Introduction

This is a naive algorithm to check if a person is looking at the Phone from the input image, given an Object Detection Model and Gaze Estimation Model


Idea

We assume that:

  • The Object Detection Model detects a list of specified object Phone + Human
  • The Gaze Estimation Model predicts a human’s gaze vector (starts from point gaze_start and goes toward point gaze_end)

Generally, the Gaze Estimation Model will predict a vector, but practically, humans don’t look at only 1 specific “ray” but a “cone-like” FOV. Therefore, we define the gaze’s FOV as the angle that starts from gaze_start and receives the gaze vector as the angle bisector. The idea is to check if is there is at least 1 Obj object intersects with the FOV. The Obj object is considered to intersect with the FOV if it satisfies 2 conditions:

  • (1) The object’s confidence score must not be lower than the specific confidence threshold conf_thres ($0 < conf_thres <= 1$). This condition is to reduce the False Positive phone detection error.
  • (2) The FOV must intersect with at least count_thres edges of the object’s bounding box (1 <= count_thres <= 4).

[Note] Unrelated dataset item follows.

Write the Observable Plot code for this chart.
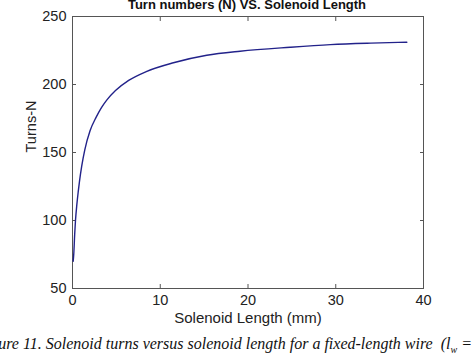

If there is at least 1 Phone object that satisfies these conditions, we say that a person is looking at the phone.


Configuration

These values may be updated after experiments to bring the best possible accuracy

  • conf_thres: 0.5 (0 < conf_thres <= 1)
  • count_thres: 1 (1 <= count_thres <= 4)
  • fov_degree: 30 (FOV’s magnitude, in degree unit, 0 <= fov_degree <= 90)

Demo

In the demo script, I generated a random gaze_vector, as well as 5 Phone objects. The logic is applied to check if the human is looking at the Phone (Distracted) or not (Focus), as you can see in these 2 example images:

Distracted

Focus

In these images, we have:

  • Green vectors represent FOV
  • Light blue vector represents gaze vector
  • Rectangles are Phone objects (assume that all of them belong to class Phone):
    • White rectangles are the objects that do not satisfy the confidence score condition (1)
    • Yellow rectangles are the objects that do not satisfy the bounding box condition (2)
    • Red rectangles are the objects that satisfy both conditions

import cv2
import numpy as np

from loguru import logger

def get_rotation(start_point, center_point, rad):
    """Find the point T(x_T, y_T) that was made by rotating the point start_point(x_S, y_S) around the center point center_point(x_C, y_C)

    Args:
        start_point: start point as format (x, y)
        center_point: center point as format (x, y)
        rad: rotation angle in radian unit, counterclockwise order
        
    Returns:
        T as shape [x_T, y_T]    
    """    
    
    T = [0, 0]
    T[0] = (start_point[0] - center_point[0]) * math.cos(rad) - (start_point[1] - center_point[1]) * math.sin(rad) + center_point[0]
    T[1] = (start_point[0] - center_point[0]) * math.sin(rad) + (start_point[1] - center_point[1]) * math.cos(rad) + center_point[1]
    
    return T

def find_angle(start_point, end_point):
    """Find the angle of the vector start_point->end_point (with respect to Ox axis, in clockwise order)

    Args:
        start_point: start point of the vector as format (x, y)
        end_point: "end" point of the vector as format (x, y)

    Returns: 
        angle in radian
    """    
    return math.atan2(end_point[1] - start_point[1], end_point[0] - start_point[0])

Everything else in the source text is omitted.